**** INFORMATION SHOWN ****
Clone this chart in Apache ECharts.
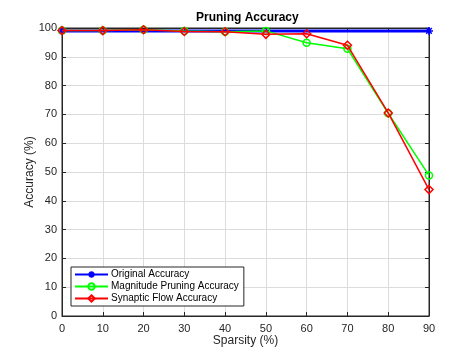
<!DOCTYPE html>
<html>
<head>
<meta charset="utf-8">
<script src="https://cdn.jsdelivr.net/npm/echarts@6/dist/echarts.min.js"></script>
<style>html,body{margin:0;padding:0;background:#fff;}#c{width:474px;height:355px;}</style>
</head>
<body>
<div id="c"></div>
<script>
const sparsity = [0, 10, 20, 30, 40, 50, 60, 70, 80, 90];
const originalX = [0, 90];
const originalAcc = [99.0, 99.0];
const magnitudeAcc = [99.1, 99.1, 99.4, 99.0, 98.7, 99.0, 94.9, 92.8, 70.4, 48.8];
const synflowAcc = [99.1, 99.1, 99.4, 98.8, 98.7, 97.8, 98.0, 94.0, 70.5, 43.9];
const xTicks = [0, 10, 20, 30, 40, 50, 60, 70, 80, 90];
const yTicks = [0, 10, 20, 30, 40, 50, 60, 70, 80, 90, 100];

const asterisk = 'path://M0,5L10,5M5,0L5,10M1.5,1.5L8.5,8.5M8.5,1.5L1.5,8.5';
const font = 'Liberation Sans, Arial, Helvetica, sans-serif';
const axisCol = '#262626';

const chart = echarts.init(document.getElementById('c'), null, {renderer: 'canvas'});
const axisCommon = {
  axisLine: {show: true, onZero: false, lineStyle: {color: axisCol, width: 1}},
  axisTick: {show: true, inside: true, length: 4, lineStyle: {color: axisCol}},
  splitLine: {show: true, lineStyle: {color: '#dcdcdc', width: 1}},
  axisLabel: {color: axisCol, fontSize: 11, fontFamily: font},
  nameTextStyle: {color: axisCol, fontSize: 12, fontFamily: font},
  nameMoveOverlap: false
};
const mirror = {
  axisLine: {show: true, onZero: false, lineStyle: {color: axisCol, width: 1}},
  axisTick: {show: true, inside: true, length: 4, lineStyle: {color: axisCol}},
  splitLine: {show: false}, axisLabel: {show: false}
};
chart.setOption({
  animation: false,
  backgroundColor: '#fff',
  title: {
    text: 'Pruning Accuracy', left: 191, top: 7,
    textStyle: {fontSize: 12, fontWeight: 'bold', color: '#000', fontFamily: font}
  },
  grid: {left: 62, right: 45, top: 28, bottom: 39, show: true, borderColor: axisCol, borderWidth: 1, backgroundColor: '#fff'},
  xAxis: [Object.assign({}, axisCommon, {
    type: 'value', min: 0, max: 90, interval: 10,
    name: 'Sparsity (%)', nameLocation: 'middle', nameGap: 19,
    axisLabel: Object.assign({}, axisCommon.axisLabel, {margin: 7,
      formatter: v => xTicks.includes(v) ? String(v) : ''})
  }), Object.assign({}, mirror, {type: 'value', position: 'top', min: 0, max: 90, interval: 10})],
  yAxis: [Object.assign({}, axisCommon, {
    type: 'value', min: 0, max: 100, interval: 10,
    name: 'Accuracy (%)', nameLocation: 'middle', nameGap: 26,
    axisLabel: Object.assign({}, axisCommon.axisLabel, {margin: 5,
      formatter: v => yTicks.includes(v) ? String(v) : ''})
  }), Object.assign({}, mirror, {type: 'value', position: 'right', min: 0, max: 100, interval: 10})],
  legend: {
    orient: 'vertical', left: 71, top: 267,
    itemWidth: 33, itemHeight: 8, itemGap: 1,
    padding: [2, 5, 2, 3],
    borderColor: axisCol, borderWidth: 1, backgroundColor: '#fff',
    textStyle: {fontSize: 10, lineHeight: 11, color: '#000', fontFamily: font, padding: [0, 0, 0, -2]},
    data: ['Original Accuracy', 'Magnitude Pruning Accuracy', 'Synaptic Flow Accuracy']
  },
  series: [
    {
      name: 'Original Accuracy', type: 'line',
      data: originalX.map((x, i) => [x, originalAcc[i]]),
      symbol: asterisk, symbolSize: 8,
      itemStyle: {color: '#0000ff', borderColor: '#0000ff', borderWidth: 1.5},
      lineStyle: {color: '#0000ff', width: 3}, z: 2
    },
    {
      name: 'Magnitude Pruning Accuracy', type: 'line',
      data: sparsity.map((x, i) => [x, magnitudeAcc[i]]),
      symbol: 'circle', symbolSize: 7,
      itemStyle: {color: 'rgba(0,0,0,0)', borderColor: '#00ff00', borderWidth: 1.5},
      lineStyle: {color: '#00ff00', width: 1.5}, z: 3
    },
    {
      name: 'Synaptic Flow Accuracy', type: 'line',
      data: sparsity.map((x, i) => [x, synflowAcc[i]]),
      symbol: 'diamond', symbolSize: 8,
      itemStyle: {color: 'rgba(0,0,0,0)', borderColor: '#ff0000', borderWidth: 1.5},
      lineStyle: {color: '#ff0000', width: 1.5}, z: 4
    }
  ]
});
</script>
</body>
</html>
****
REQUEST:
Repeat the lines above exactly, and keep every picture out.

EXERCISE RESULT:
Clone this chart in Apache ECharts.
<!DOCTYPE html>
<html>
<head>
<meta charset="utf-8">
<script src="https://cdn.jsdelivr.net/npm/echarts@6/dist/echarts.min.js"></script>
<style>html,body{margin:0;padding:0;background:#fff;}#c{width:474px;height:355px;}</style>
</head>
<body>
<div id="c"></div>
<script>
const sparsity = [0, 10, 20, 30, 40, 50, 60, 70, 80, 90];
const originalX = [0, 90];
const originalAcc = [99.0, 99.0];
const magnitudeAcc = [99.1, 99.1, 99.4, 99.0, 98.7, 99.0, 94.9, 92.8, 70.4, 48.8];
const synflowAcc = [99.1, 99.1, 99.4, 98.8, 98.7, 97.8, 98.0, 94.0, 70.5, 43.9];
const xTicks = [0, 10, 20, 30, 40, 50, 60, 70, 80, 90];
const yTicks = [0, 10, 20, 30, 40, 50, 60, 70, 80, 90, 100];

const asterisk = 'path://M0,5L10,5M5,0L5,10M1.5,1.5L8.5,8.5M8.5,1.5L1.5,8.5';
const font = 'Liberation Sans, Arial, Helvetica, sans-serif';
const axisCol = '#262626';

const chart = echarts.init(document.getElementById('c'), null, {renderer: 'canvas'});
const axisCommon = {
  axisLine: {show: true, onZero: false, lineStyle: {color: axisCol, width: 1}},
  axisTick: {show: true, inside: true, length: 4, lineStyle: {color: axisCol}},
  splitLine: {show: true, lineStyle: {color: '#dcdcdc', width: 1}},
  axisLabel: {color: axisCol, fontSize: 11, fontFamily: font},
  nameTextStyle: {color: axisCol, fontSize: 12, fontFamily: font},
  nameMoveOverlap: false
};
const mirror = {
  axisLine: {show: true, onZero: false, lineStyle: {color: axisCol, width: 1}},
  axisTick: {show: true, inside: true, length: 4, lineStyle: {color: axisCol}},
  splitLine: {show: false}, axisLabel: {show: false}
};
chart.setOption({
  animation: false,
  backgroundColor: '#fff',
  title: {
    text: 'Pruning Accuracy', left: 191, top: 7,
    textStyle: {fontSize: 12, fontWeight: 'bold', color: '#000', fontFamily: font}
  },
  grid: {left: 62, right: 45, top: 28, bottom: 39, show: true, borderColor: axisCol, borderWidth: 1, backgroundColor: '#fff'},
  xAxis: [Object.assign({}, axisCommon, {
    type: 'value', min: 0, max: 90, interval: 10,
    name: 'Sparsity (%)', nameLocation: 'middle', nameGap: 19,
    axisLabel: Object.assign({}, axisCommon.axisLabel, {margin: 7,
      formatter: v => xTicks.includes(v) ? String(v) : ''})
  }), Object.assign({}, mirror, {type: 'value', position: 'top', min: 0, max: 90, interval: 10})],
  yAxis: [Object.assign({}, axisCommon, {
    type: 'value', min: 0, max: 100, interval: 10,
    name: 'Accuracy (%)', nameLocation: 'middle', nameGap: 26,
    axisLabel: Object.assign({}, axisCommon.axisLabel, {margin: 5,
      formatter: v => yTicks.includes(v) ? String(v) : ''})
  }), Object.assign({}, mirror, {type: 'value', position: 'right', min: 0, max: 100, interval: 10})],
  legend: {
    orient: 'vertical', left: 71, top: 267,
    itemWidth: 33, itemHeight: 8, itemGap: 1,
    padding: [2, 5, 2, 3],
    borderColor: axisCol, borderWidth: 1, backgroundColor: '#fff',
    textStyle: {fontSize: 10, lineHeight: 11, color: '#000', fontFamily: font, padding: [0, 0, 0, -2]},
    data: ['Original Accuracy', 'Magnitude Pruning Accuracy', 'Synaptic Flow Accuracy']
  },
  series: [
    {
      name: 'Original Accuracy', type: 'line',
      data: originalX.map((x, i) => [x, originalAcc[i]]),
      symbol: asterisk, symbolSize: 8,
      itemStyle: {color: '#0000ff', borderColor: '#0000ff', borderWidth: 1.5},
      lineStyle: {color: '#0000ff', width: 3}, z: 2
    },
    {
      name: 'Magnitude Pruning Accuracy', type: 'line',
      data: sparsity.map((x, i) => [x, magnitudeAcc[i]]),
      symbol: 'circle', symbolSize: 7,
      itemStyle: {color: 'rgba(0,0,0,0)', borderColor: '#00ff00', borderWidth: 1.5},
      lineStyle: {color: '#00ff00', width: 1.5}, z: 3
    },
    {
      name: 'Synaptic Flow Accuracy', type: 'line',
      data: sparsity.map((x, i) => [x, synflowAcc[i]]),
      symbol: 'diamond', symbolSize: 8,
      itemStyle: {color: 'rgba(0,0,0,0)', borderColor: '#ff0000', borderWidth: 1.5},
      lineStyle: {color: '#ff0000', width: 1.5}, z: 4
    }
  ]
});
</script>
</body>
</html>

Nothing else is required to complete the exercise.